- [Problem]: Locate, in the data below, the line that contains "Reproduce this chart with matplotlib." and the line that contains "1-567/789, (1087-170)/1150, (567-111)/789])"; reproduce exactly those two lines and every line between them, nothing more.

- [Available records]:
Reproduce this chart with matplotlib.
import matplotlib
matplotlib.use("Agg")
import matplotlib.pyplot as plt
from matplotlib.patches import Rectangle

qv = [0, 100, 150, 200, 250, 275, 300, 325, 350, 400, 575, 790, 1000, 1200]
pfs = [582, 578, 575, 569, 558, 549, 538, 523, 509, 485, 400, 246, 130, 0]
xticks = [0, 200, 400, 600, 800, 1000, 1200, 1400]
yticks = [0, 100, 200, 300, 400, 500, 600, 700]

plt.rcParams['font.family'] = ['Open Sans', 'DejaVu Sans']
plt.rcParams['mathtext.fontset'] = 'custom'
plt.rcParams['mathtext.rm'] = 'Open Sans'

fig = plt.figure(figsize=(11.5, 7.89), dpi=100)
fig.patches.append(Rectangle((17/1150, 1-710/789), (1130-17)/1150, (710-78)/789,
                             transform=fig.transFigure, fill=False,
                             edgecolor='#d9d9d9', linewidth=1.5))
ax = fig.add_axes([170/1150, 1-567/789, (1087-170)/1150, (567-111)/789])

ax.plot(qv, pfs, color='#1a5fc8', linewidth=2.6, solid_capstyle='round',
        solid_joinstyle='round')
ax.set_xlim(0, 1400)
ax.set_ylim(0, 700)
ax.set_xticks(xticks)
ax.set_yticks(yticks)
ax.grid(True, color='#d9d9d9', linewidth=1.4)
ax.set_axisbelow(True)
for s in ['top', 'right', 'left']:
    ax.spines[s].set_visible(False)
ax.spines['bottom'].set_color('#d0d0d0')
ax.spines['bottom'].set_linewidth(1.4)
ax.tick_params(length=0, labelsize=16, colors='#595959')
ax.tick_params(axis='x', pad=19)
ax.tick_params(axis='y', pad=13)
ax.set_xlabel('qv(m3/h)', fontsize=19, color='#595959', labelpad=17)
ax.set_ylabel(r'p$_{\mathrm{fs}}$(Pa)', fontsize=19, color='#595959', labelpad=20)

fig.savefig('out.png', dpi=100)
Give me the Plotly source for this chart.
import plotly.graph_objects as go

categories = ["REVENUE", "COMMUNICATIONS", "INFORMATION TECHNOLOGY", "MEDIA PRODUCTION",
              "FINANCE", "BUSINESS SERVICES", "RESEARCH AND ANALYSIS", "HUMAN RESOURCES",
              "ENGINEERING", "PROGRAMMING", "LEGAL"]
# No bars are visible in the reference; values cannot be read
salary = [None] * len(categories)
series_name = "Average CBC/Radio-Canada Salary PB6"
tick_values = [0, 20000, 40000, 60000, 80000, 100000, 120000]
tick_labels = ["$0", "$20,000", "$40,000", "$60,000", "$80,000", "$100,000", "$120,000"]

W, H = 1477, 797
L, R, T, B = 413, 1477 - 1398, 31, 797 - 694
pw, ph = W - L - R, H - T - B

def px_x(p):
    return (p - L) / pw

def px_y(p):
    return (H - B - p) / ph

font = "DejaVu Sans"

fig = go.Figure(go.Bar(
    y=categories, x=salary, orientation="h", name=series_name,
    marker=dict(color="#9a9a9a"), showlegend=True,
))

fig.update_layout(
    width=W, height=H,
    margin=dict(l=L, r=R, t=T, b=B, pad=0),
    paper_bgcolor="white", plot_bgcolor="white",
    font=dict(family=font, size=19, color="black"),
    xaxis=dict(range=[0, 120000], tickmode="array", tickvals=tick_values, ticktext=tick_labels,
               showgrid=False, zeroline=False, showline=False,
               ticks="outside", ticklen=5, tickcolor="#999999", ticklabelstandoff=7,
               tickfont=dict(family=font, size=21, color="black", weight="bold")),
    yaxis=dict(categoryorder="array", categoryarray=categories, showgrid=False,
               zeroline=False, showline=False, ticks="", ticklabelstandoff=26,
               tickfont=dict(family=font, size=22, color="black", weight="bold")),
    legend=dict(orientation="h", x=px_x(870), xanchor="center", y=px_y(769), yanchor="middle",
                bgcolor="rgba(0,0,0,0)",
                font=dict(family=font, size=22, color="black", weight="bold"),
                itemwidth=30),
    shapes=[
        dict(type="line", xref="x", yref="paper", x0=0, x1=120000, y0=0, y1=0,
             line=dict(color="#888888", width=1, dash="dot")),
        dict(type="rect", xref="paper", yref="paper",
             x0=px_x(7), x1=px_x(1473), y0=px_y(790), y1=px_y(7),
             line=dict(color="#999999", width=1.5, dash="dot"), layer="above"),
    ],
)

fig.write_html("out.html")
* * *
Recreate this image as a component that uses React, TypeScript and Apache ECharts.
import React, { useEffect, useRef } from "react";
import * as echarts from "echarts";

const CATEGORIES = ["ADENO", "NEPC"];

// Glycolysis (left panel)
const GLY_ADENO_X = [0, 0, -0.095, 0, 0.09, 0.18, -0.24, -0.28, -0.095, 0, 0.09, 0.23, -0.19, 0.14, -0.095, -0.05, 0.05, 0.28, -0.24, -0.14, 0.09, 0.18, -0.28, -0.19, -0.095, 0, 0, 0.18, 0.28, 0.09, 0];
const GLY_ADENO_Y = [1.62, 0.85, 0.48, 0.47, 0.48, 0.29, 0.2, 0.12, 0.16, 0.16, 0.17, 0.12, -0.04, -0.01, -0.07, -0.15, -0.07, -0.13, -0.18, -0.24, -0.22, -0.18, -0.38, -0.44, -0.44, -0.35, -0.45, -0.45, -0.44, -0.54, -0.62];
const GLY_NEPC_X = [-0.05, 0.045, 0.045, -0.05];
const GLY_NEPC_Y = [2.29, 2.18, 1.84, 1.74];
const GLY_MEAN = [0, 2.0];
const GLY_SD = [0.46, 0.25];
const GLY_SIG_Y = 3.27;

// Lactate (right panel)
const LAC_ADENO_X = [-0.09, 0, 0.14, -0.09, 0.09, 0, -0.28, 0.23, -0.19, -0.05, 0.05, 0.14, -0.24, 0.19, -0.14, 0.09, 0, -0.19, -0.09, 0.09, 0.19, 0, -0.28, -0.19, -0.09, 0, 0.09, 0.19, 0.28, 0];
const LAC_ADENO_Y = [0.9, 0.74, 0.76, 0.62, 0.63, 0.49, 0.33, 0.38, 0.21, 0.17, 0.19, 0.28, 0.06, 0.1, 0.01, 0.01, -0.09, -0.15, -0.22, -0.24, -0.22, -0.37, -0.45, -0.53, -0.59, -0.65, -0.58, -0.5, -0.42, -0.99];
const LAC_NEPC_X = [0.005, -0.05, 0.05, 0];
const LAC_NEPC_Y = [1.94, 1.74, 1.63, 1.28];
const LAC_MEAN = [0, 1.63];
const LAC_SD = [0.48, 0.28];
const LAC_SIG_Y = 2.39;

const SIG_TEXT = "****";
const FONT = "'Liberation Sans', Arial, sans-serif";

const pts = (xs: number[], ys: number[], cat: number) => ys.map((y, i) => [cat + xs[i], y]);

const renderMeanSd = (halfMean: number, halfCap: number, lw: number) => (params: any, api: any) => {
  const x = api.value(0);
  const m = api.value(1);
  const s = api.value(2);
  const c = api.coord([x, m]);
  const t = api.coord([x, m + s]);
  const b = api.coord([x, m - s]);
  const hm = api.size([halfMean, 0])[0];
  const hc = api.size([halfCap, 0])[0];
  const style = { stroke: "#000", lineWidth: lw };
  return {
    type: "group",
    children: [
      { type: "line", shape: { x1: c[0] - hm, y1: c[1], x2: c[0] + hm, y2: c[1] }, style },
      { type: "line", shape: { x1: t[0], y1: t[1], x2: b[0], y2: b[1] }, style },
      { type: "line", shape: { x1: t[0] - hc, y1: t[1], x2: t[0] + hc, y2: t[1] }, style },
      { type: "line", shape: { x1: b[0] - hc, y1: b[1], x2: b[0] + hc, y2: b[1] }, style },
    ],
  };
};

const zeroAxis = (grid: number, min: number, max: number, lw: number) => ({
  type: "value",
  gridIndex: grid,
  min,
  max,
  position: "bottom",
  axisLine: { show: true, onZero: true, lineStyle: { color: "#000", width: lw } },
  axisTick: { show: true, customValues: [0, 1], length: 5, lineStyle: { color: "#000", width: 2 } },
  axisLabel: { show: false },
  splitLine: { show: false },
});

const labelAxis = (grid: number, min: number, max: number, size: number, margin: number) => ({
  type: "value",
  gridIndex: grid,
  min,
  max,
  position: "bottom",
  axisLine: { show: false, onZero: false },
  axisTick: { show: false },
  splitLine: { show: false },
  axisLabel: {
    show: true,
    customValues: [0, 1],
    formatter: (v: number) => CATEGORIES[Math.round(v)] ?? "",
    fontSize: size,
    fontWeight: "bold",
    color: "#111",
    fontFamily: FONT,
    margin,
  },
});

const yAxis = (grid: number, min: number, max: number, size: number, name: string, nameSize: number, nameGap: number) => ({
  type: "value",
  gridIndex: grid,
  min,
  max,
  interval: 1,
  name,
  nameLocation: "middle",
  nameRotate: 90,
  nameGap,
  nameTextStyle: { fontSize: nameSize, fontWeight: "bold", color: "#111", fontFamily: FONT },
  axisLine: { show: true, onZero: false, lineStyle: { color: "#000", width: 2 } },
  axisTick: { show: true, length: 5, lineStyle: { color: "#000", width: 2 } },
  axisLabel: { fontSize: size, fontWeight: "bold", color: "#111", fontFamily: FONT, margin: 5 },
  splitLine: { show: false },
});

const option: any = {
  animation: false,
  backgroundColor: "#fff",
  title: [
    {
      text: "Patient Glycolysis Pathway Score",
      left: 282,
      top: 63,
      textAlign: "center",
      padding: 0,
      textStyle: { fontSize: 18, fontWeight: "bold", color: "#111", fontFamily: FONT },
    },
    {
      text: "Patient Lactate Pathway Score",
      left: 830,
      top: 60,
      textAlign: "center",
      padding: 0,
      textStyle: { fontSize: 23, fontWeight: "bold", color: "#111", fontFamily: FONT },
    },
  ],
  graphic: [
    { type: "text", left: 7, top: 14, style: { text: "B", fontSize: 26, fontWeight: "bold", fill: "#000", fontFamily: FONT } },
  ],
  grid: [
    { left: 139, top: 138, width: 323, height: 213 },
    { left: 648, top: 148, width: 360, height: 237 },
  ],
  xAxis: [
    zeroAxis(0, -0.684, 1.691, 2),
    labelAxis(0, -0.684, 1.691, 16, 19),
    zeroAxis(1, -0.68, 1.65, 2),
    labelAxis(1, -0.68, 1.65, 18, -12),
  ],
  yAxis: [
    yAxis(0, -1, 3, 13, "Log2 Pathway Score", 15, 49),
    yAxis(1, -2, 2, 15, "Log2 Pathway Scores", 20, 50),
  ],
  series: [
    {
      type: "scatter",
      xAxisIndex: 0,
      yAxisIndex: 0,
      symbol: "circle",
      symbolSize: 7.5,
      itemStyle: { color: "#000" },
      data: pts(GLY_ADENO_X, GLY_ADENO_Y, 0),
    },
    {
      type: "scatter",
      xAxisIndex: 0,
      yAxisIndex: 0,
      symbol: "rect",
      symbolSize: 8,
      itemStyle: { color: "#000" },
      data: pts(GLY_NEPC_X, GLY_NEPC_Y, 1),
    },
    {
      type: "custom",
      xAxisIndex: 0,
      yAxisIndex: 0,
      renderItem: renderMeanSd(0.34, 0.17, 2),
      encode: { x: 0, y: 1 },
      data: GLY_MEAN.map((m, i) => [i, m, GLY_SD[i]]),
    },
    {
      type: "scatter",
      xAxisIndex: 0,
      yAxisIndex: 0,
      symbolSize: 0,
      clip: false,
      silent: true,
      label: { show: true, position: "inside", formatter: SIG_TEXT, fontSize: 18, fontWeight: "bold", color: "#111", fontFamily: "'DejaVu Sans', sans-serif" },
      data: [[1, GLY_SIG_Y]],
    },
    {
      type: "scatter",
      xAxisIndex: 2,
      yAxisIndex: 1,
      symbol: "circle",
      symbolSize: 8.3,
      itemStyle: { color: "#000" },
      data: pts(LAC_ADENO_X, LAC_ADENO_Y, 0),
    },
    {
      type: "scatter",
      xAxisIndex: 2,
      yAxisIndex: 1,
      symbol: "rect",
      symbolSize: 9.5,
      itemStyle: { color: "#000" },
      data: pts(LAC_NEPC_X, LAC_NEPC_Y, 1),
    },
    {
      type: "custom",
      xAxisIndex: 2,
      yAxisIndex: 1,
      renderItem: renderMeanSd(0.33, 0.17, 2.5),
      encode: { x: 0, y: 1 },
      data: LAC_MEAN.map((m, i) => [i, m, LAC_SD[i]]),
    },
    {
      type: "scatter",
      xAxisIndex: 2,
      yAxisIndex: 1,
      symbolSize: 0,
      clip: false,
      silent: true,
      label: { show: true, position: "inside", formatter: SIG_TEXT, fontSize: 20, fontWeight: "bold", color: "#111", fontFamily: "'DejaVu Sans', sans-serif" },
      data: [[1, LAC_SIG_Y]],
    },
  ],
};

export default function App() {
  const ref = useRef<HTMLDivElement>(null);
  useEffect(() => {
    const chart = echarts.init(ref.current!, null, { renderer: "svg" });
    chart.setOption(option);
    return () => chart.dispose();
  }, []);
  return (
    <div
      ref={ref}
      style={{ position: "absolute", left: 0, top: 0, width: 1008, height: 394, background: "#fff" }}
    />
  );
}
* * *
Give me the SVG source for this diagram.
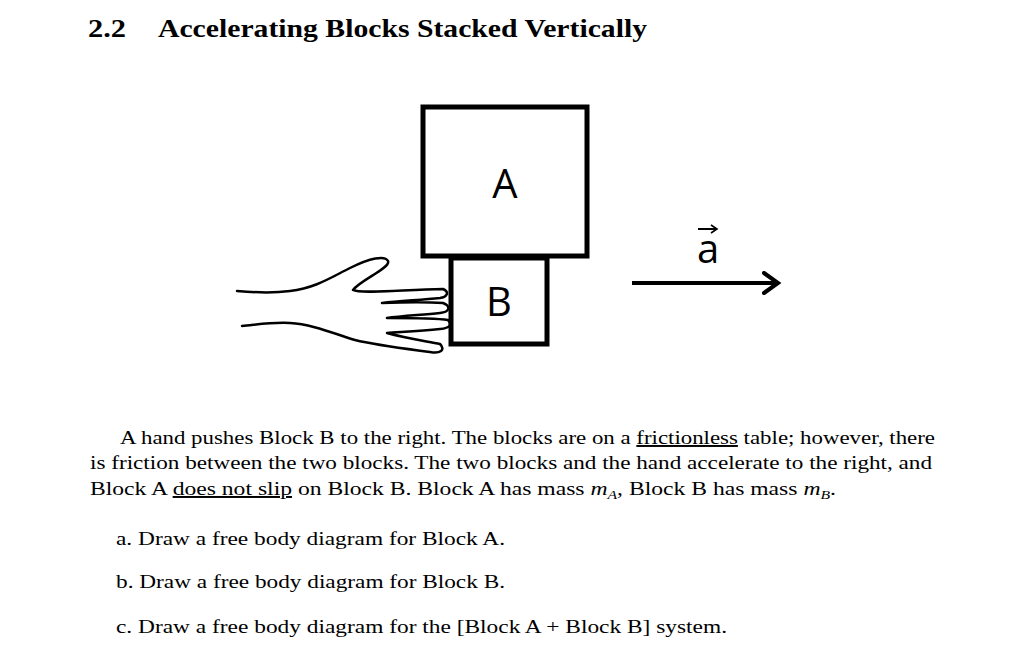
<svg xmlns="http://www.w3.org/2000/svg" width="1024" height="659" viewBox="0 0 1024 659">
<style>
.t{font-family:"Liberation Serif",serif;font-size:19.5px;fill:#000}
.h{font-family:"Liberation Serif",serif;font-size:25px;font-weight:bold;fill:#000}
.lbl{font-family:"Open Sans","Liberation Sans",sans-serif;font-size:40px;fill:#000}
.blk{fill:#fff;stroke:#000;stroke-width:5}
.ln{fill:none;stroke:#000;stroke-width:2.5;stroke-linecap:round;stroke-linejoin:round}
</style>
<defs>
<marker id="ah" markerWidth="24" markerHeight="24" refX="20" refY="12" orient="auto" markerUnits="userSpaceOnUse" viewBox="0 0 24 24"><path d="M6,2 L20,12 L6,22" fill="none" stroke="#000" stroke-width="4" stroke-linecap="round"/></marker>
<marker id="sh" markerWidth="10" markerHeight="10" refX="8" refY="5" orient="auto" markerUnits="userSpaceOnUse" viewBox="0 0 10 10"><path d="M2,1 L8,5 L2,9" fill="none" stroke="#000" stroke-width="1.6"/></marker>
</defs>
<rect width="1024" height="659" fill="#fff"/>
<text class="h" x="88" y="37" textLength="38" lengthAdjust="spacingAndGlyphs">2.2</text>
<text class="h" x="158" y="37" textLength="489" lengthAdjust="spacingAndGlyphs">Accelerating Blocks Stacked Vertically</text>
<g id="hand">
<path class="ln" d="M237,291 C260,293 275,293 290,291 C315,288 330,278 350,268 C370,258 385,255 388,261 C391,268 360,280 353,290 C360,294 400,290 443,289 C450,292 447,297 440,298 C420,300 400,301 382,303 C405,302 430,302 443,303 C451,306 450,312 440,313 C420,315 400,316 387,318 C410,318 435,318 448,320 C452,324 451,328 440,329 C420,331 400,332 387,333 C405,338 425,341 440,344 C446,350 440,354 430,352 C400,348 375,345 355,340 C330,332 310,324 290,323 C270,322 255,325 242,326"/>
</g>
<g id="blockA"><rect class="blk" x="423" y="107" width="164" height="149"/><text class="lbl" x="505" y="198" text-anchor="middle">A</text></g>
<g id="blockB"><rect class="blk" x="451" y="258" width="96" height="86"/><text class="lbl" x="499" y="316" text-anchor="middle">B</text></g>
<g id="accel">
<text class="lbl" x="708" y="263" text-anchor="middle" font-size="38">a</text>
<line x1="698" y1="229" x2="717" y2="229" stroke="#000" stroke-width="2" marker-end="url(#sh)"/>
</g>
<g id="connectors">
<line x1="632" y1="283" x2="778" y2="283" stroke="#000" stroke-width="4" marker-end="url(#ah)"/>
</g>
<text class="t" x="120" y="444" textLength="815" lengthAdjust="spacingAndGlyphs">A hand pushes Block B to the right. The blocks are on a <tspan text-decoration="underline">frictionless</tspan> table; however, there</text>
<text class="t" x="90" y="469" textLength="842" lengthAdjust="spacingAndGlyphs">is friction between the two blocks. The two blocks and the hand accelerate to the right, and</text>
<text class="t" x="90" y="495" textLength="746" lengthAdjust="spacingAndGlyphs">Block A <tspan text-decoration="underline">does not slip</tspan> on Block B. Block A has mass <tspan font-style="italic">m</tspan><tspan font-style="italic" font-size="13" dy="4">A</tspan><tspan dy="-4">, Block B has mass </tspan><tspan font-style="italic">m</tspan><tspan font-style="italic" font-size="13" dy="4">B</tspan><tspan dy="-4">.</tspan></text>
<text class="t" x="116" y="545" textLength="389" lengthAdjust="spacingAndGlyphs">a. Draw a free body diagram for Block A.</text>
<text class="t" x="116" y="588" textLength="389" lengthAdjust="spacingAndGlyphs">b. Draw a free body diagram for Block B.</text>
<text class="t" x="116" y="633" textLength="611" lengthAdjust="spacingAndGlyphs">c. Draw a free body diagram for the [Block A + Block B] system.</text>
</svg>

- [Exercise solution]:
Reproduce this chart with matplotlib.
import matplotlib
matplotlib.use("Agg")
import matplotlib.pyplot as plt
from matplotlib.patches import Rectangle

qv = [0, 100, 150, 200, 250, 275, 300, 325, 350, 400, 575, 790, 1000, 1200]
pfs = [582, 578, 575, 569, 558, 549, 538, 523, 509, 485, 400, 246, 130, 0]
xticks = [0, 200, 400, 600, 800, 1000, 1200, 1400]
yticks = [0, 100, 200, 300, 400, 500, 600, 700]

plt.rcParams['font.family'] = ['Open Sans', 'DejaVu Sans']
plt.rcParams['mathtext.fontset'] = 'custom'
plt.rcParams['mathtext.rm'] = 'Open Sans'

fig = plt.figure(figsize=(11.5, 7.89), dpi=100)
fig.patches.append(Rectangle((17/1150, 1-710/789), (1130-17)/1150, (710-78)/789,
                             transform=fig.transFigure, fill=False,
                             edgecolor='#d9d9d9', linewidth=1.5))
ax = fig.add_axes([170/1150, 1-567/789, (1087-170)/1150, (567-111)/789])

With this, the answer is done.